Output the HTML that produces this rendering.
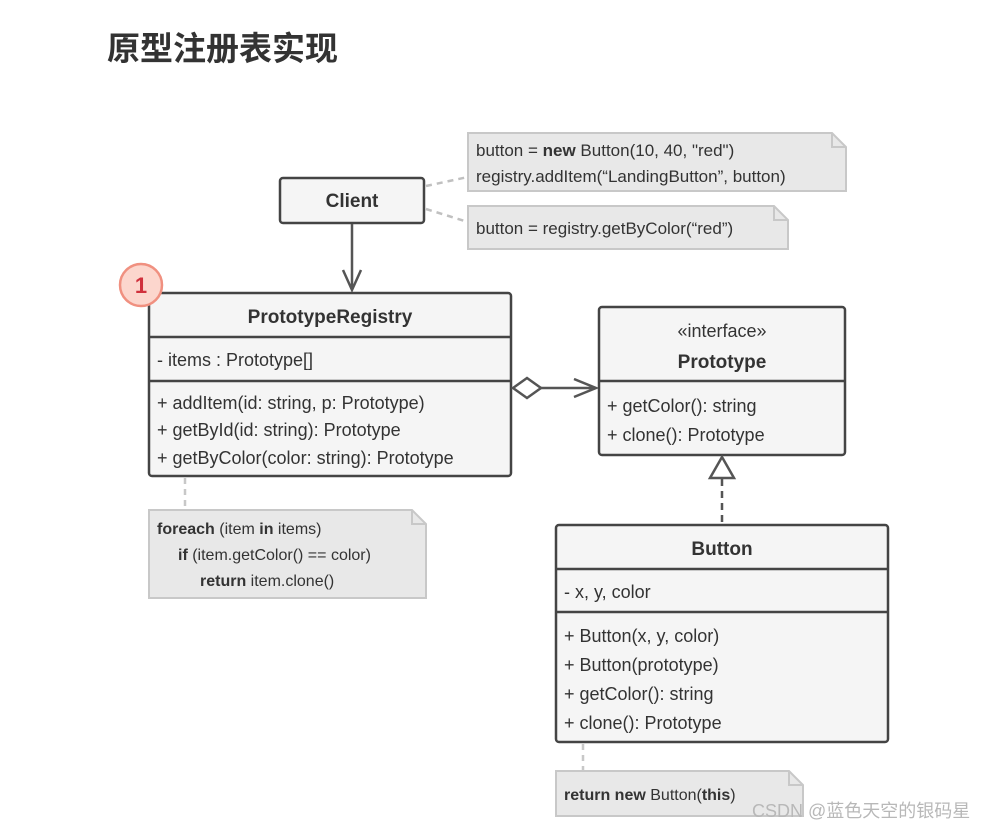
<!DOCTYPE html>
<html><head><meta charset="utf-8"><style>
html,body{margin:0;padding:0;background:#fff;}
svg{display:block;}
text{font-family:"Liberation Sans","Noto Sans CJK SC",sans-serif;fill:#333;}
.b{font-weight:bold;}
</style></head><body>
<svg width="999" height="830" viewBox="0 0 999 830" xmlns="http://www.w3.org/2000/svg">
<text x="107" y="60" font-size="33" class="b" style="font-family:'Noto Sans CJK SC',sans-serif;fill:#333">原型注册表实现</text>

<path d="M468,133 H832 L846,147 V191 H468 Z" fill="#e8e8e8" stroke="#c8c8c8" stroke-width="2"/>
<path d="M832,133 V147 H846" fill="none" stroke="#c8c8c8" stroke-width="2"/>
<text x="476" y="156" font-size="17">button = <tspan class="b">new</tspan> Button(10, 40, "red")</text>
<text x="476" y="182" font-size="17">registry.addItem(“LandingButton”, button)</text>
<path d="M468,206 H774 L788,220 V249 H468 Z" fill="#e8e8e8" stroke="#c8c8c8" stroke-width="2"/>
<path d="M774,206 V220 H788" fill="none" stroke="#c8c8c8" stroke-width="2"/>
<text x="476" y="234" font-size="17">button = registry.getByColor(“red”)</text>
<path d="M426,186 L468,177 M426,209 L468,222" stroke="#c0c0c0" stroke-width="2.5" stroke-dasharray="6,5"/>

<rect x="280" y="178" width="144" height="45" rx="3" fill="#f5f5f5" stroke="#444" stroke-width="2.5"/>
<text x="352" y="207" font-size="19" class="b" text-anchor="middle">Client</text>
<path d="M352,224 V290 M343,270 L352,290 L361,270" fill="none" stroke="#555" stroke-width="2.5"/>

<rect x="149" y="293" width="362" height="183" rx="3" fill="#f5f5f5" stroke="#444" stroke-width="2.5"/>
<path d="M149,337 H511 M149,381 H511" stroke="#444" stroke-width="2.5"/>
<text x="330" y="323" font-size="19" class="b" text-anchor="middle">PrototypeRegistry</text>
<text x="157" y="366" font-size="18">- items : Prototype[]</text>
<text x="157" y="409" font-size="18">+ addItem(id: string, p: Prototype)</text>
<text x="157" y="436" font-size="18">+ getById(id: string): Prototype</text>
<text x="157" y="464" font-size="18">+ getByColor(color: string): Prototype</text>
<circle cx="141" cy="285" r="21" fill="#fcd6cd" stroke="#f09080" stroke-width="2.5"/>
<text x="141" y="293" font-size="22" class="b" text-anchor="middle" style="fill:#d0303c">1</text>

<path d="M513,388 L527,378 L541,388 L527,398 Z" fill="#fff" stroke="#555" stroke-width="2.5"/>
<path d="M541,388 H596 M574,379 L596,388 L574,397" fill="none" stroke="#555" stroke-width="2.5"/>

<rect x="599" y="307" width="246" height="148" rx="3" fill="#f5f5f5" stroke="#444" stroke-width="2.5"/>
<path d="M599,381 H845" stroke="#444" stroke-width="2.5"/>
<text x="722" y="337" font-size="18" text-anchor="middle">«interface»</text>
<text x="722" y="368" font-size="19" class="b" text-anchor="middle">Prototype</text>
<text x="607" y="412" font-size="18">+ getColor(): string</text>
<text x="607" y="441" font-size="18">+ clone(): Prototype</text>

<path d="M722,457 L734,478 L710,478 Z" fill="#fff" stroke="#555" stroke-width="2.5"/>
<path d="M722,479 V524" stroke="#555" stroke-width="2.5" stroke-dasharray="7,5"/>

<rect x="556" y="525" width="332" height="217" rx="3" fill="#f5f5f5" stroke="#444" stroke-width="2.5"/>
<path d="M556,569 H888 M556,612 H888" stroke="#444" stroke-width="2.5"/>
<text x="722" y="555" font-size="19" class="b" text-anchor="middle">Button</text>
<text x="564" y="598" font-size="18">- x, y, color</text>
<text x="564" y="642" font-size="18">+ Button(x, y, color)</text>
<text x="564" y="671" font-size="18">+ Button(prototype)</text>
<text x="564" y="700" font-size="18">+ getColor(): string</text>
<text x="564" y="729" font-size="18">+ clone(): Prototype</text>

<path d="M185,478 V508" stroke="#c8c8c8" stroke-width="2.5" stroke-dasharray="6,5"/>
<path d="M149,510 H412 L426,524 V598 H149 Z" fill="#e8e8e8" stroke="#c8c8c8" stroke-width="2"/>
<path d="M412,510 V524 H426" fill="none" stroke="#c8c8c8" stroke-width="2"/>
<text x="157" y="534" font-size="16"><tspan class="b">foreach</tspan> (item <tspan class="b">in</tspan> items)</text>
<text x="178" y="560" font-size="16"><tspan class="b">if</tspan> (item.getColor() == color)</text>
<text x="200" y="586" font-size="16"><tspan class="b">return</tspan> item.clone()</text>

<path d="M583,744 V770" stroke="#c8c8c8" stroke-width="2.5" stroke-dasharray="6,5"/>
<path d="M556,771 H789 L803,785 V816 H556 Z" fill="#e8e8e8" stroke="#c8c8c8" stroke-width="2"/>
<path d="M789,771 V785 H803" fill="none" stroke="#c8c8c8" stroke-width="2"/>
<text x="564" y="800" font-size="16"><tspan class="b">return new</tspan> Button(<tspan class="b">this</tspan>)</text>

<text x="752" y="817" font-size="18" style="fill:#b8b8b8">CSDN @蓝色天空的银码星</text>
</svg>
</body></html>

::::

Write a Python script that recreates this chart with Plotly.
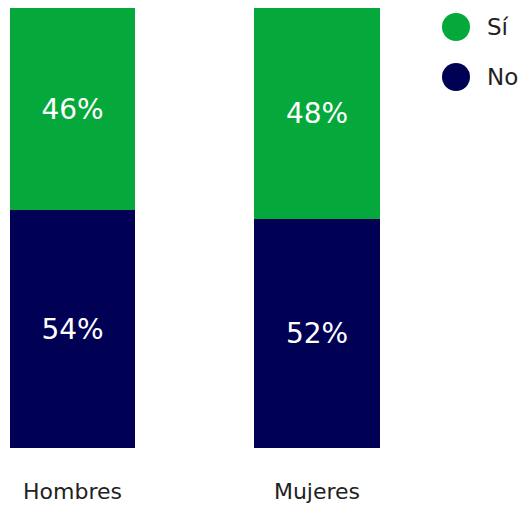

::::

_Your instructions_: Only lines with the string "that" belong in your answer; copy each one.

_Written answer_:
Output the HTML that produces this rendering.
Write a Python script that recreates this chart with Plotly.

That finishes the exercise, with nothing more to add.